Undersea fiberoptic cables are the primary means by which the Internet travels from one location to another. They are laid underwater (as the name may imply) which make them rather soft targets for terrorism and rogue states. Imagine for a moment that an entire nation was shut off from the Internet for merely a month. Don’t just imagine the amount of millennials that would be impulsively throwing themselves from rooftops, but also the impact on business, governments, the stock market, and non-profits. The fragile web of online communication is intact thanks to the United States military, allowing the modern world to exist and accelerate at unprecedented speeds. Without a global and persistent American naval presence, the uncertainty of communications would be far higher, which would drive overall costs higher, which would further highlight the vulnerability of undersea cables, incentivizing attacks.
3. Most of the Human Race
The single greatest unnatural killer of humanity in the past century alone has been unrestricted tyrants making unjust war on their neighbors. From the unspeakable horrors of the Nazi Holocaust, to the satanic sadism of radical Shintoist Japan, to the self-inflicted cannibalism in Soviet Ukraine, the herculean weight of indiscriminate slaughter aimed at innocent people by tyrants has claimed a total of two-hundred and sixty-two million lives in the past century alone according to democide research from the University off Hawaii.

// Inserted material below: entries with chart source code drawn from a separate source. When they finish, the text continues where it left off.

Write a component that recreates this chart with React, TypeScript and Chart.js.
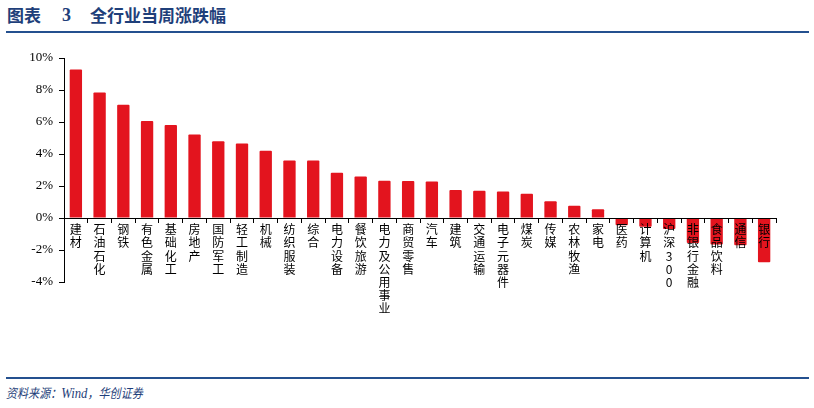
import React, { useEffect, useRef } from "react";
import { Chart, registerables } from "chart.js";

Chart.register(...registerables);

const categories: string[] = [
  "建材", "石油石化", "钢铁", "有色金属", "基础化工", "房地产", "国防军工", "轻工制造", "机械", "纺织服装",
  "综合", "电力设备", "餐饮旅游", "电力及公用事业", "商贸零售", "汽车", "建筑", "交通运输", "电子元器件", "煤炭",
  "传媒", "农林牧渔", "家电", "医药", "计算机", "沪深300", "非银行金融", "食品饮料", "通信", "银行",
];

const weeklyChange: number[] = [
  9.28, 7.85, 7.08, 6.06, 5.82, 5.22, 4.8, 4.66, 4.2, 3.6,
  3.6, 2.83, 2.6, 2.33, 2.32, 2.28, 1.75, 1.71, 1.66, 1.52,
  1.04, 0.77, 0.54, -0.45, -0.54, -0.68, -1.56, -1.66, -1.7, -2.76,
];

const yTicks: number[] = [-4, -2, 0, 2, 4, 6, 8, 10];

const NAVY = "#1f3f7a";
const LINE_BLUE = "#24508f";
const BAR_RED = "#e3141e";

function verticalLabel(s: string): string[] {
  return Array.from(s);
}

function ChartCanvas() {
  const ref = useRef<HTMLCanvasElement | null>(null);
  useEffect(() => {
    if (!ref.current) return;
    const chart = new Chart(ref.current, {
      type: "bar",
      data: {
        labels: categories.map(verticalLabel),
        datasets: [
          {
            data: weeklyChange,
            backgroundColor: BAR_RED,
            borderWidth: 0,
            barPercentage: 0.52,
            categoryPercentage: 1,
            borderRadius: 1,
          },
        ],
      },
      options: {
        animation: false,
        responsive: false,
        maintainAspectRatio: false,
        layout: { padding: { left: 24, right: 38, top: 18, bottom: 88 } },
        plugins: { legend: { display: false }, tooltip: { enabled: false } },
        scales: {
          x: {
            position: { y: 0 } as any,
            afterFit: (s: any) => {
              s.height = 0;
            },
            grid: {
              display: true,
              drawOnChartArea: false,
              drawTicks: true,
              tickLength: 4,
              color: "#000",
              offset: true,
              z: 1,
            },
            border: { display: true, color: "#000", width: 1, z: 1 },
            ticks: {
              z: 1,
              autoSkip: false,
              maxRotation: 0,
              minRotation: 0,
              padding: 1,
              color: "#000",
              font: { family: "'Noto Sans CJK SC'", size: 12, lineHeight: 1.1 },
            },
          },
          y: {
            min: -4,
            max: 10,
            afterFit: (s: any) => {
              s.width = 40;
            },
            afterBuildTicks: (s: any) => {
              s.ticks = yTicks.map((v) => ({ value: v }));
            },
            grid: {
              display: true,
              drawOnChartArea: false,
              drawTicks: true,
              tickLength: 5,
              color: "#000",
            },
            border: { display: true, color: "#000", width: 1 },
            ticks: {
              padding: 6,
              color: "#000",
              font: { family: "'Liberation Serif'", size: 13 },
              callback: (v: any) => `${v}%`,
            },
          },
        },
      },
    });
    return () => chart.destroy();
  }, []);
  return (
    <canvas
      ref={ref}
      width={814}
      height={330}
      style={{ position: "absolute", left: 0, top: 40, width: 814, height: 330 }}
    />
  );
}

export default function App() {
  return (
    <div
      style={{
        position: "fixed",
        left: 0,
        top: 0,
        width: 814,
        height: 408,
        background: "#fff",
        overflow: "hidden",
      }}
    >
      <div
        style={{
          position: "absolute",
          left: 7,
          top: 4,
          fontFamily: "'Noto Sans CJK SC'",
          fontWeight: 700,
          fontSize: 17,
          color: NAVY,
          lineHeight: "22px",
          whiteSpace: "nowrap",
        }}
      >
        <span>图表</span>
        <span style={{ position: "absolute", left: 55, fontFamily: "'Liberation Serif'", fontSize: 18 }}>3</span>
        <span style={{ position: "absolute", left: 83 }}>全行业当周涨跌幅</span>
      </div>
      <div
        style={{ position: "absolute", left: 6, top: 31, width: 803, height: 2, background: LINE_BLUE }}
      />
      <ChartCanvas />
      <div
        style={{ position: "absolute", left: 6, top: 377, width: 803, height: 2, background: LINE_BLUE }}
      />
      <div
        style={{
          position: "absolute",
          left: 6,
          top: 383,
          fontFamily: "'Noto Sans CJK SC'",
          fontStyle: "italic",
          fontSize: 13,
          color: NAVY,
          whiteSpace: "nowrap",
          lineHeight: "20px",
          transform: "scaleX(0.85)",
          transformOrigin: "left center",
        }}
      >
        资料来源：<span style={{ fontFamily: "'Liberation Serif'", fontSize: 15 }}>Wind</span>，华创证券
      </div>
    </div>
  );
}
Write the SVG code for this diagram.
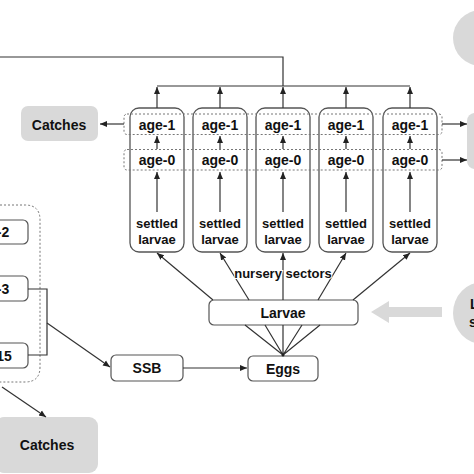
<svg xmlns="http://www.w3.org/2000/svg" width="474" height="474" viewBox="0 0 474 474">
<defs>
<marker id="ah" markerWidth="8" markerHeight="8" refX="7" refY="4" orient="auto" markerUnits="userSpaceOnUse">
<path d="M0,1 L7,4 L0,7 Z" fill="#222"/>
</marker>
<style>
.col{fill:#fff;stroke:#555;stroke-width:1.3}
.box{fill:#fff;stroke:#555;stroke-width:1.2}
.dash{fill:none;stroke:#777;stroke-width:1;stroke-dasharray:2,2}
.gray{fill:#d9d9d9;stroke:none}
.ln{fill:none;stroke:#333;stroke-width:1.2}
.ar{fill:none;stroke:#333;stroke-width:1.2;marker-end:url(#ah)}
text{font-family:"Liberation Sans",Arial,sans-serif;font-weight:bold;fill:#111;text-anchor:middle}
.t14{font-size:14px}
.t13{font-size:13px}
</style>
</defs>
<rect width="474" height="474" fill="#fff"/>

<!-- decorative right-side shapes -->
<g id="ext-top"><ellipse cx="481" cy="38" rx="28" ry="28" class="gray"/></g>
<g id="ext-right"><rect x="467" y="113" width="20" height="56" rx="8" class="gray"/></g>
<g id="ext-larvae-src">
<ellipse cx="483" cy="313" rx="30" ry="31" class="gray"/>
<text x="470" y="309" class="t14" text-anchor="start" style="text-anchor:start">L</text>
<text x="469" y="327" class="t14" style="text-anchor:start">s</text>
</g>
<g id="big-arrow"><path d="M442,307 L389,307 L389,301 L371,312 L389,323 L389,317 L442,317 Z" class="gray"/></g>

<!-- left group -->
<g id="age-group-left">
<path d="M-20,205 L25,205 Q40,205 40,220 L40,367 Q40,382 25,382 L-20,382" class="dash"/>
</g>
<g id="age-2"><rect x="-30" y="220" width="58" height="24" rx="5" class="box"/><text x="3" y="237" class="t14">-2</text></g>
<g id="age-3"><rect x="-30" y="276" width="58" height="25" rx="5" class="box"/><text x="3" y="294" class="t14">-3</text></g>
<g id="age-15"><rect x="-30" y="343" width="58" height="25" rx="5" class="box"/><text x="4" y="361" class="t14">15</text></g>

<!-- columns -->
<g id="col1"><rect x="130" y="108" width="54" height="144" rx="9" class="col"/></g>
<g id="col2"><rect x="193" y="108" width="54" height="144" rx="9" class="col"/></g>
<g id="col3"><rect x="256" y="108" width="54" height="144" rx="9" class="col"/></g>
<g id="col4"><rect x="319" y="108" width="54" height="144" rx="9" class="col"/></g>
<g id="col5"><rect x="383" y="108" width="54" height="144" rx="9" class="col"/></g>

<g id="row-age1"><rect x="124" y="114" width="318" height="20.5" rx="3" class="dash"/></g>
<g id="row-age0"><rect x="124" y="149.5" width="318" height="20.5" rx="3" class="dash"/></g>

<g id="labels">
<text x="157" y="130" class="t14">age-1</text><text x="220" y="130" class="t14">age-1</text><text x="283" y="130" class="t14">age-1</text><text x="346" y="130" class="t14">age-1</text><text x="410" y="130" class="t14">age-1</text>
<text x="157" y="165" class="t14">age-0</text><text x="220" y="165" class="t14">age-0</text><text x="283" y="165" class="t14">age-0</text><text x="346" y="165" class="t14">age-0</text><text x="410" y="165" class="t14">age-0</text>
<text x="157" y="228" class="t13">settled</text><text x="220" y="228" class="t13">settled</text><text x="283" y="228" class="t13">settled</text><text x="346" y="228" class="t13">settled</text><text x="410" y="228" class="t13">settled</text>
<text x="157" y="244" class="t13">larvae</text><text x="220" y="244" class="t13">larvae</text><text x="283" y="244" class="t13">larvae</text><text x="346" y="244" class="t13">larvae</text><text x="410" y="244" class="t13">larvae</text>
</g>

<g id="catches-top"><rect x="21" y="106" width="77" height="35" rx="7" class="gray"/><text x="59" y="130" class="t14">Catches</text></g>
<g id="catches-bottom"><rect x="-5" y="417" width="103" height="56" rx="9" class="gray"/><text x="47" y="450" class="t14">Catches</text></g>
<g id="larvae"><rect x="209" y="300" width="149" height="25" rx="5" class="box"/><text x="283" y="318" class="t14">Larvae</text></g>
<g id="eggs"><rect x="248" y="356" width="70" height="25" rx="5" class="box"/><text x="283" y="374" class="t14">Eggs</text></g>
<g id="ssb"><rect x="111" y="355" width="72" height="26" rx="5" class="box"/><text x="147" y="373" class="t14">SSB</text></g>

<g id="connectors">
<!-- top feedback -->
<path d="M0,57 L283,57 L283,86" class="ln"/>
<path d="M157,86 L410,86" class="ln"/>
<path d="M157,108 L157,87" class="ar"/>
<path d="M220,108 L220,87" class="ar"/>
<path d="M283,108 L283,87" class="ar"/>
<path d="M346,108 L346,87" class="ar"/>
<path d="M410,108 L410,87" class="ar"/>
<!-- age-0 to age-1 -->
<path d="M157,149 L157,136" class="ar"/>
<path d="M220,149 L220,136" class="ar"/>
<path d="M283,149 L283,136" class="ar"/>
<path d="M346,149 L346,136" class="ar"/>
<path d="M410,149 L410,136" class="ar"/>
<!-- settled to age-0 -->
<path d="M157,212 L157,172" class="ar"/>
<path d="M220,212 L220,172" class="ar"/>
<path d="M283,212 L283,172" class="ar"/>
<path d="M346,212 L346,172" class="ar"/>
<path d="M410,212 L410,172" class="ar"/>
<!-- catches / right outputs -->
<path d="M124,124 L100,124" class="ar"/>
<path d="M442,124 L467,124" class="ar"/>
<path d="M442,160 L467,160" class="ar"/>
<!-- larvae to columns -->
<path d="M213,300 L157,253" class="ar"/>
<path d="M249,300 L220,253" class="ar"/>
<path d="M283,300 L283,253" class="ar"/>
<path d="M318,300 L346,253" class="ar"/>
<path d="M353,300 L410,253" class="ar"/>
<!-- eggs to larvae -->
<path d="M283,355 L245,325 M283,355 L265,325 M283,355 L283,325 M283,355 L302,325 M283,355 L320,325" class="ln"/>
<circle cx="283" cy="355" r="1.5" fill="#222"/>
<!-- ssb to eggs -->
<path d="M183,368 L247,368" class="ar"/>
<!-- bracket -->
<path d="M28,289 L47,289 L47,355 L28,355" class="ln"/>
<path d="M47,323 L110,367" class="ar"/>
<path d="M2,387 L46,417" class="ar"/>
</g>
<text x="283" y="278" class="t13" style="paint-order:stroke;stroke:#fff;stroke-width:2">nursery sectors</text>
</svg>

There is only one thing that has killed more people than the genocidal tendencies of flailing ideologues: disease. Some would say that the estimates for the body counts (from Communism, for instance) are unreliable, saying that they might be exaggerating by four or five million people. When the margin of error is that massive, and after the first ten million deaths, it becomes clear that the point has already been made: the enemies which America has chosen in the past century represent the largest unnatural existential threat to the human race. The intentionally intimate killings and barbarism of imperial Japan were cut short thanks to the American military. The global threat of Communism was contained and eradicated by the American military. The exchange of nuclear weapons thus far in the world has been made possible by the U.S. nuclear umbrella and nuclear arsenal. Without the United States military, Eastern Europe, Western Europe, and Eastern Asia (just to cite a few examples) would be starving, burning, or warring to their own demise. The era of world peace known today is made possible by a legacy of U.S. military might, and there are hundreds of millions of people who are alive today thanks to the existence and moral resolve of the armed services.
So enjoy the blessings of liberty which so few in world history have thus far come to know. Reflect of the importance of free trade by eating your favorite foods and lighting off fireworks. Share America memes on Facebook and Instagram. Give your neighbor a firm handshake or bro-hug. Thank God that you get to sleep tonight without the fear of being murdered in the night or dragged out to a slave market or gulag. Be grateful for the exceptional world you know.